**PROVIDED INFORMATION**.
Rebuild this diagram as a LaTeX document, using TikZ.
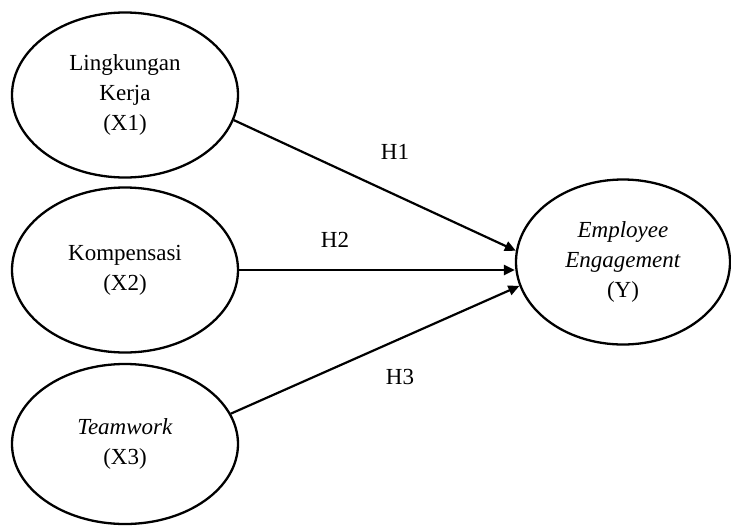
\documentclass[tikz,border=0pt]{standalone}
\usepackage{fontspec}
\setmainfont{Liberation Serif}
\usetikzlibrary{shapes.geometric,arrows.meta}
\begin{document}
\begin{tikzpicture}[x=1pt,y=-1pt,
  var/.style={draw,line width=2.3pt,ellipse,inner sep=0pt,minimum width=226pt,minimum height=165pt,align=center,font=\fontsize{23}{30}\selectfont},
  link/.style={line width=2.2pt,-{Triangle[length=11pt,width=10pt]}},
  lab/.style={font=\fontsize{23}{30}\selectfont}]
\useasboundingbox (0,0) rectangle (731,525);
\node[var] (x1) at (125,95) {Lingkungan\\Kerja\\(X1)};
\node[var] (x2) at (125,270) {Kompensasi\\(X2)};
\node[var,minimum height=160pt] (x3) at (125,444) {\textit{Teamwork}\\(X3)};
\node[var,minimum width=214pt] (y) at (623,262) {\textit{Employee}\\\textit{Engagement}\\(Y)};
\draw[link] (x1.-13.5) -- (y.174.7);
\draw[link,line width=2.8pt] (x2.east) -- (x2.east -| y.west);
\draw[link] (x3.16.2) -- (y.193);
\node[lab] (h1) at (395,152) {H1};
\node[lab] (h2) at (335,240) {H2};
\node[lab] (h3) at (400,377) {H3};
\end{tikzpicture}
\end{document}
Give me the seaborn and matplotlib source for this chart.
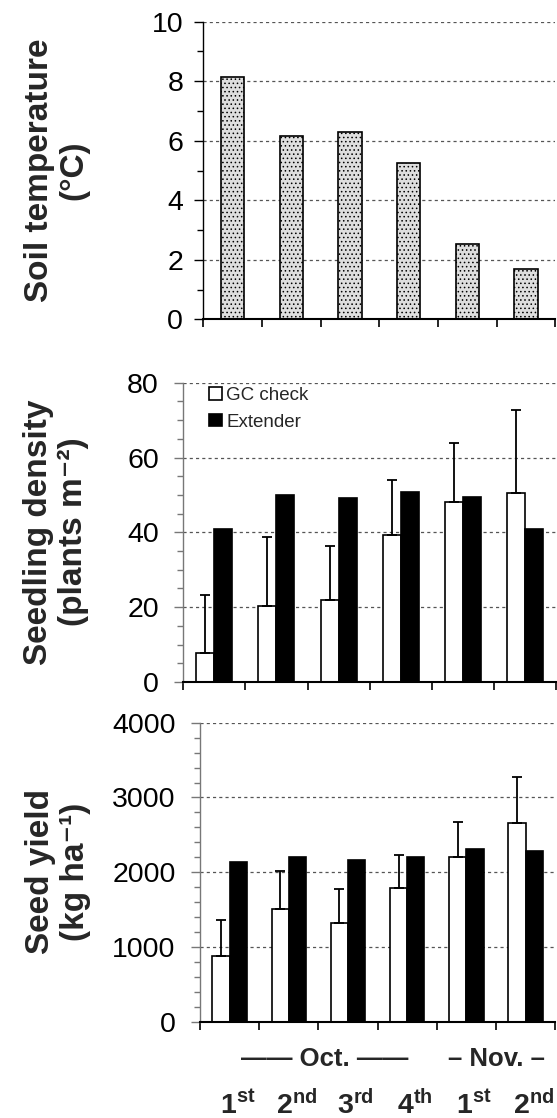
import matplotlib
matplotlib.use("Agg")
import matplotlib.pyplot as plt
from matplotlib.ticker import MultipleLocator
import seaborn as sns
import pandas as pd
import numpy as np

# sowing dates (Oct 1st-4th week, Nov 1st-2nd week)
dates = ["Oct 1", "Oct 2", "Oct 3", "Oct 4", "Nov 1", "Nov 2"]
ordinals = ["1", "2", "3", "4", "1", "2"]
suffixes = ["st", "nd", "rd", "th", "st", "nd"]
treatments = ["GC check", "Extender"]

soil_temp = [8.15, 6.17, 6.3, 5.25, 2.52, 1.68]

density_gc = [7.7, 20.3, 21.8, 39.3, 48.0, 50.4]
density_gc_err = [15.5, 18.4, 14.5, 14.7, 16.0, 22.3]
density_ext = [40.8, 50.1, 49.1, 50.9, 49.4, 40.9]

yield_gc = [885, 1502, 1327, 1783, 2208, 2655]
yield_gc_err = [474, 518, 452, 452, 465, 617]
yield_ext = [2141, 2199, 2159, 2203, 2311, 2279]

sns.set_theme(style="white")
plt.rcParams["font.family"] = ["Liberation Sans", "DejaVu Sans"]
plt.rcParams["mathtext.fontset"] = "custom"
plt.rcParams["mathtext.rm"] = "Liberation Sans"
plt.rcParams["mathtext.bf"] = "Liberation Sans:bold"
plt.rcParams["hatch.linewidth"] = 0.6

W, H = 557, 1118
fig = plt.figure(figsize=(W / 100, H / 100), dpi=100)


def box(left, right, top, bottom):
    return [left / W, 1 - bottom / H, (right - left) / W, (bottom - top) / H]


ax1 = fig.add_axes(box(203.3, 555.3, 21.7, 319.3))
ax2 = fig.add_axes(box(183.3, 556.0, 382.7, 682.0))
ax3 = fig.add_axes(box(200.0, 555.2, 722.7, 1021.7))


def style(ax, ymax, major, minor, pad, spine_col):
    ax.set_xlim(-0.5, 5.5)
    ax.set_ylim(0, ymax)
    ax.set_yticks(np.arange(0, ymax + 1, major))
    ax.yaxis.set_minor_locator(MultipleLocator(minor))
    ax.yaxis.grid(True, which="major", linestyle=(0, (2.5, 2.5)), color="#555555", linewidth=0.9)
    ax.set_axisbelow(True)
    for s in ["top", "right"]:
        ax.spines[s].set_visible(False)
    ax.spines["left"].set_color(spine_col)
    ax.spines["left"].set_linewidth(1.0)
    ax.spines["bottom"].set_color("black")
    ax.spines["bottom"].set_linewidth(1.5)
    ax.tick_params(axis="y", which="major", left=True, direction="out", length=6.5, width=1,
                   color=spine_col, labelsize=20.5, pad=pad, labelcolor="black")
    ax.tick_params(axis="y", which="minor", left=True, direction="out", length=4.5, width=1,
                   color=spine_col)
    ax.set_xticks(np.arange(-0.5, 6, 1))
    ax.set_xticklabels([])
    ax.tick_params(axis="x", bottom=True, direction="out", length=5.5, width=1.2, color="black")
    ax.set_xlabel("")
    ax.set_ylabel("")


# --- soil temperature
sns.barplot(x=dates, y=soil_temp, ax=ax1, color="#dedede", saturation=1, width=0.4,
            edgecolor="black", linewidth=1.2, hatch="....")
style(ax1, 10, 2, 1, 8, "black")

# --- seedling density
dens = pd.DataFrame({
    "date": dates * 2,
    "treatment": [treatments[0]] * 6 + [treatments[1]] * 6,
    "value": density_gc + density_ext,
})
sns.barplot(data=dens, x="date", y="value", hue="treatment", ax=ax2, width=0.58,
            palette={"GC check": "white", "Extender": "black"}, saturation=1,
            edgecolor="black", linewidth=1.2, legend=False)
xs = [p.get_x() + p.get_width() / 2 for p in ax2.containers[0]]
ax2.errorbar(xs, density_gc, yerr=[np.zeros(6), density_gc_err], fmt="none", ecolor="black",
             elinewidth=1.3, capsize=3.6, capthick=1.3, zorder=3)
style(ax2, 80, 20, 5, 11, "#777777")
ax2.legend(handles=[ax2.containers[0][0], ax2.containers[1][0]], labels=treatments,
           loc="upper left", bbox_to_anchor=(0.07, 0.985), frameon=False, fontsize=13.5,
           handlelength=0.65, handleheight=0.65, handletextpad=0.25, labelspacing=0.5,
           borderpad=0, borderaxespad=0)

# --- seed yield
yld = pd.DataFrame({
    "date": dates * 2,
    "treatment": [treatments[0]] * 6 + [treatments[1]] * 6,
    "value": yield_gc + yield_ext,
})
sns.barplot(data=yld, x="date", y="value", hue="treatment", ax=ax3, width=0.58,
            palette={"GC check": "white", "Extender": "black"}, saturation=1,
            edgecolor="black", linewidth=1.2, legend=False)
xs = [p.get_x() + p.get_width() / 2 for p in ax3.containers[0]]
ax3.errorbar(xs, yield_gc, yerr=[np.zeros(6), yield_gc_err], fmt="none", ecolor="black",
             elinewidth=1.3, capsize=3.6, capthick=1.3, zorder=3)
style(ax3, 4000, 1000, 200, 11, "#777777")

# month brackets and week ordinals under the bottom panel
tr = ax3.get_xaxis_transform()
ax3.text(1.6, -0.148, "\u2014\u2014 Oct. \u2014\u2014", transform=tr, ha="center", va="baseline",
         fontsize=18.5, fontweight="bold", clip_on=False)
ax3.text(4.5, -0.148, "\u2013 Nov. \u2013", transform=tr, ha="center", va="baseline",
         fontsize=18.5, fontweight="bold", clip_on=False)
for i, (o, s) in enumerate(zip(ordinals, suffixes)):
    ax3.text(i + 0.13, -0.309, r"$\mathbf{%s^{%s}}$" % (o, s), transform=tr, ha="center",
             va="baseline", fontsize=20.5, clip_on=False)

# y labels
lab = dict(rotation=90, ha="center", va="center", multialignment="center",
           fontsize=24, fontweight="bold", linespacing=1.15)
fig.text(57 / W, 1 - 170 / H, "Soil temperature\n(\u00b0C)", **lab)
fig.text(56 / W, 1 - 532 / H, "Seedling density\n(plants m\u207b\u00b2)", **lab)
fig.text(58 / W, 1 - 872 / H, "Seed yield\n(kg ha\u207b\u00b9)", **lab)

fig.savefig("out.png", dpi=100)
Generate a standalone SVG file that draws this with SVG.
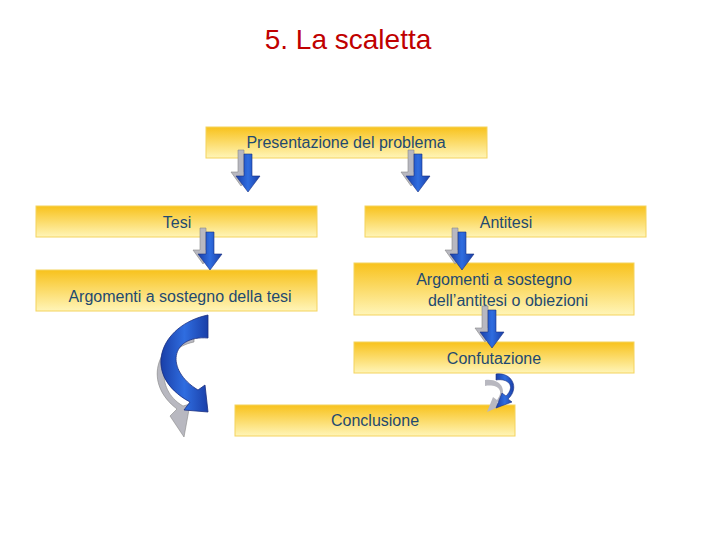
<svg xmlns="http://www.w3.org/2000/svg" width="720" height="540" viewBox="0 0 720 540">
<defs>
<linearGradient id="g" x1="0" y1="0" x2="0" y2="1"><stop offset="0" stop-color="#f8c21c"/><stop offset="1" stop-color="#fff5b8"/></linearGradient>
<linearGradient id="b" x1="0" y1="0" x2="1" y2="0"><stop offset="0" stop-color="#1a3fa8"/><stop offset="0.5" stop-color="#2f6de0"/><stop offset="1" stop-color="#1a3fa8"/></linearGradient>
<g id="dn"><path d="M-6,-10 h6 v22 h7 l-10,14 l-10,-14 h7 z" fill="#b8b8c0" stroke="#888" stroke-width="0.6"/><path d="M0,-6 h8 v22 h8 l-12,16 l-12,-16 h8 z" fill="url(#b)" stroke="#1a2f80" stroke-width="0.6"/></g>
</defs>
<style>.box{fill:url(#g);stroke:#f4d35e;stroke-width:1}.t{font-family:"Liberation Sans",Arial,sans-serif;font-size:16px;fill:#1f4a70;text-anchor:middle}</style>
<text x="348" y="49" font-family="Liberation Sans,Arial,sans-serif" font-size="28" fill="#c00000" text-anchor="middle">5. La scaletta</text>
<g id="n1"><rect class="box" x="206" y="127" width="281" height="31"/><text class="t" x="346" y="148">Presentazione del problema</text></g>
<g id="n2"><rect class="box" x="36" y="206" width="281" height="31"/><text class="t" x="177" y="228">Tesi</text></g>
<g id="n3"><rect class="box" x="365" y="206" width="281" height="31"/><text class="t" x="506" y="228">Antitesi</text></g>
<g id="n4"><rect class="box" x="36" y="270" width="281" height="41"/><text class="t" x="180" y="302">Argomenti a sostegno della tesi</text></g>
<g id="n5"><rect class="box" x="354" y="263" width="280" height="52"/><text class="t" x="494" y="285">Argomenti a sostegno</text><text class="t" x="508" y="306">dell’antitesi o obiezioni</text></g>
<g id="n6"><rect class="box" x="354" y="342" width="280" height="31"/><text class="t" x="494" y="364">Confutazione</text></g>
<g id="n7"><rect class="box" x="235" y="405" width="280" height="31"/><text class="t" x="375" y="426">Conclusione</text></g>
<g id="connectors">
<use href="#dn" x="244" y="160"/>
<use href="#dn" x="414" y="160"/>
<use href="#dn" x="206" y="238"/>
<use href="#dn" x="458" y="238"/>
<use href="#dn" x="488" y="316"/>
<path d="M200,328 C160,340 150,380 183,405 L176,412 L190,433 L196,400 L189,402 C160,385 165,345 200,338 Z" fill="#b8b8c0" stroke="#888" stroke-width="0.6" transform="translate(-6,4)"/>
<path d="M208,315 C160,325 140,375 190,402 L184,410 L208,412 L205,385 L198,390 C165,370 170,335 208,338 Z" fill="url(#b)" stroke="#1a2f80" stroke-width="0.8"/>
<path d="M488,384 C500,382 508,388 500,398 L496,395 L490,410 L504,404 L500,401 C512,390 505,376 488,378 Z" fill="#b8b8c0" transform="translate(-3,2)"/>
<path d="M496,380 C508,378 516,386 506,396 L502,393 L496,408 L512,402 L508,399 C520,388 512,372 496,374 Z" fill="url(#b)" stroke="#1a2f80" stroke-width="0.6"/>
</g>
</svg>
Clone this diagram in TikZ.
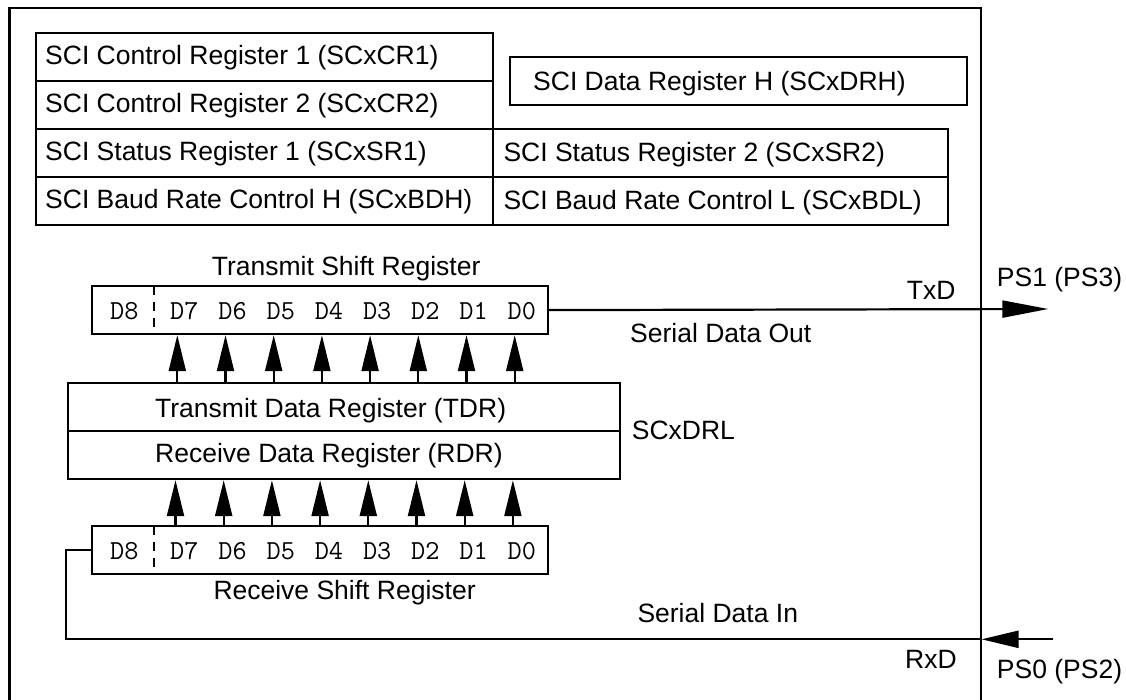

**SET PROBLEM**.
Using the data above, extract exactly the lines from the one containing "Give me the" through the one containing "density_ext = [40.8, 50.1, 49.1, 50.9, 49.4, 40.9]". Pictures are left out.

**SOLUTION TO THIS PROBLEM**.
Give me the seaborn and matplotlib source for this chart.
import matplotlib
matplotlib.use("Agg")
import matplotlib.pyplot as plt
from matplotlib.ticker import MultipleLocator
import seaborn as sns
import pandas as pd
import numpy as np

# sowing dates (Oct 1st-4th week, Nov 1st-2nd week)
dates = ["Oct 1", "Oct 2", "Oct 3", "Oct 4", "Nov 1", "Nov 2"]
ordinals = ["1", "2", "3", "4", "1", "2"]
suffixes = ["st", "nd", "rd", "th", "st", "nd"]
treatments = ["GC check", "Extender"]

soil_temp = [8.15, 6.17, 6.3, 5.25, 2.52, 1.68]

density_gc = [7.7, 20.3, 21.8, 39.3, 48.0, 50.4]
density_gc_err = [15.5, 18.4, 14.5, 14.7, 16.0, 22.3]
density_ext = [40.8, 50.1, 49.1, 50.9, 49.4, 40.9]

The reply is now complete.